Clément Champoussin est issu de notre centre de formation comme nombreux de nos coureurs. Ce centre existe depuis 20 ans et alimente l’équipe World Tour. Je pense à Romain Bardet, Pierre Latour, Nans Peters, Benoît Cosnefroy…. Champoussin est un pur grimpeur. Il a terminé 4ème du Tour de l’Avenir, 11ème des Championnats du Monde. Il n’a pas une grosse expérience sur la route car il vient du VTT. Il a d’ailleurs été Champion de France Juniors, il y a 3 ans.
En revanche, il a une belle capacité d’adaptation, on l’a vu en fin de saison dernière. Il termine 9ème du Gran Piemonte (Tour du Piémont, Italie) derrière des cadors comme Egan Bernal, Emanuel Buchmann ou Dan Martin. Il a un bel avenir mais il a beaucoup à apprendre, c’est pour cela qu’il ne doit pas se perdre et rester studieux et concentré.

Crédit photo : Freddy Guérin/Direct Vélo
Les Classiques sont un rendez-vous important. Tony Gallopin, qui sort d’une saison compliquée, a annoncé sa volonté d’y participer. Comment allez-vous construire votre groupe ?
Au fil du temps, nous avons constitué un groupe pour les classiques assez intéressant. Il y a Silvan Dillier, Oliver Naesen, Julien Duval ou encore Stijn Vandenbergh. Notre leader est Oliver Naesen. Il a montré de belles choses, il doit être capable de gagner un « Monument » comme le Tour des Flandres ou Paris-Roubaix, il en a les capacités. Tony a envie de retrouver les Flandriennes et se positionne comme un capitaine de route avec beaucoup d’expériences.
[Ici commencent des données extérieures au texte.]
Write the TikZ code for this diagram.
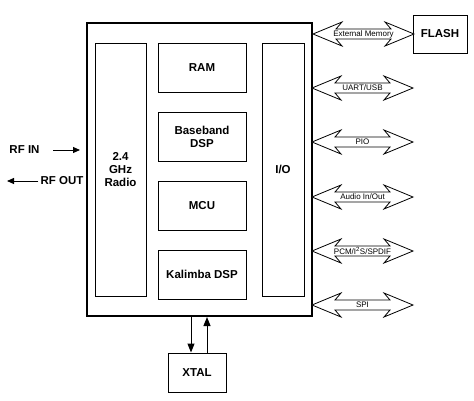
\documentclass[tikz,border=0pt]{standalone}
\usepackage{fontspec}
\setmainfont{Liberation Sans}
\usetikzlibrary{positioning,arrows.meta}

\begin{document}
\begin{tikzpicture}[x=1pt,y=-1pt,
    block/.style={rectangle,draw,line width=1pt,inner sep=1pt,align=center,
		font=\fontsize{11.5}{13}\selectfont\bfseries},
    chip/.style={rectangle,draw,line width=2pt,
		minimum width=225pt,minimum height=293pt},
    unit/.style={block,minimum width=88pt,minimum height=49pt},
    sig/.style={inner sep=2pt,font=\fontsize{11.5}{13}\selectfont\bfseries},
% Bus arrow between chip and outside world
    bus label/.style={inner sep=0pt,font=\fontsize{8}{9}\selectfont},
    busarrow/.pic={
      \draw[line width=0.8pt,fill=white] (0,0) -- (29,-12) -- (23,-5) -- (78,-5) -- (72,-12)
        -- (101,0) -- (72,12) -- (78,5) -- (23,5) -- (29,12) -- cycle;
      \node[bus label] at (50.5,0) {#1};
    },
    node distance=19pt,>={Triangle[length=9pt,width=7pt]}
    ]
    \useasboundingbox (0,0) rectangle (474,400);

    % Place nodes
    \node [chip] (chip) at (199.5,169.5) {};
    \node [block,minimum width=51pt,minimum height=253pt] (radio) at (120.5,169.5) {2.4\\GHz\\Radio};
    \node [unit] (ram) at (202,67.5) {RAM};
    \node [unit,below=of ram] (bbdsp) {Baseband\\DSP};
    \node [unit,below=of bbdsp] (mcu) {MCU};
    \node [unit,below=of mcu] (kalimba) {Kalimba DSP};
    \node [block,minimum width=42pt,minimum height=253pt] (io) at (283,169.5) {I/O};

    \node [block,minimum width=54pt,minimum height=38pt] (flash) at (440,34) {FLASH};
    \node [block,minimum width=58pt,minimum height=39pt] (xtal) at (197,372.5) {XTAL};

    \node [sig] (rfin) at (24.5,150) {RF IN};
    \node [sig] (rfout) at (62,181) {RF OUT};
    \coordinate (rfin end) at ([xshift=-6pt]chip.west |- rfin);
    \coordinate (rfout end) at (7,181);

    % Draw edges
    \draw [-{Triangle[length=7pt,width=6pt]},line width=1pt,shorten <=11.5pt] (rfin) -- (rfin end);
    \draw [-{Triangle[length=7pt,width=6pt]},line width=1pt] (rfout) -- (rfout end);

    \draw [->,line width=1pt] ([xshift=-6pt]xtal.north |- chip.south) -- ([xshift=-6pt]xtal.north);
    \draw [->,line width=1pt] ([xshift=10pt]xtal.north) -- ([xshift=10pt]xtal.north |- chip.south);

    \pic at (chip.east |- flash) {busarrow={External Memory}};
    \pic at (312,88) {busarrow={UART/USB}};
    \pic at (312,142) {busarrow={PIO}};
    \pic at (312,197) {busarrow={Audio In/Out}};
    \pic at (312,251) {busarrow={PCM/I\textsuperscript{2}S/SPDIF}};
    \pic at (312,305) {busarrow={SPI}};
\end{tikzpicture}
\end{document}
Il peut autant jouer sa carte personnelle que rendre de fiers services à son leader.

Crédit photo : AG2RLM
Comment votre métier de directeur sportif a évolué depuis le début des années 1990 ?
Une chose reste identique, c’est la passion qui nous unit tous, que ce soit le manager général, le staff’, le directeur sportif. Le cyclisme est un sport merveilleux, qui crée beaucoup d’enthousiasme et d’émotions auprès des spectateurs. Ça reste extraordinaire. Depuis 1992 et la création de mon équipe, les choses ont beaucoup évolué ! Nous étions une petite équipe familiale à l’époque. Aujourd’hui, en World Tour, nous sommes tous des armadas. Désormais, nous faisons appel à des compétences diverses autour de l’équipe, afin de rester au plus haut niveau mondial. Il faut répondre aux exigences du sport professionnel : entraînement pointu, études en soufflerie, études posturales et matérielles, de l’ingénierie,… C’est valable pour tous les sports et le cyclisme n’est pas en reste ! C’est un sport très technique. Et la concurrence étant tellement forte qu’on peut très vite se faire dépasser par les autres équipes.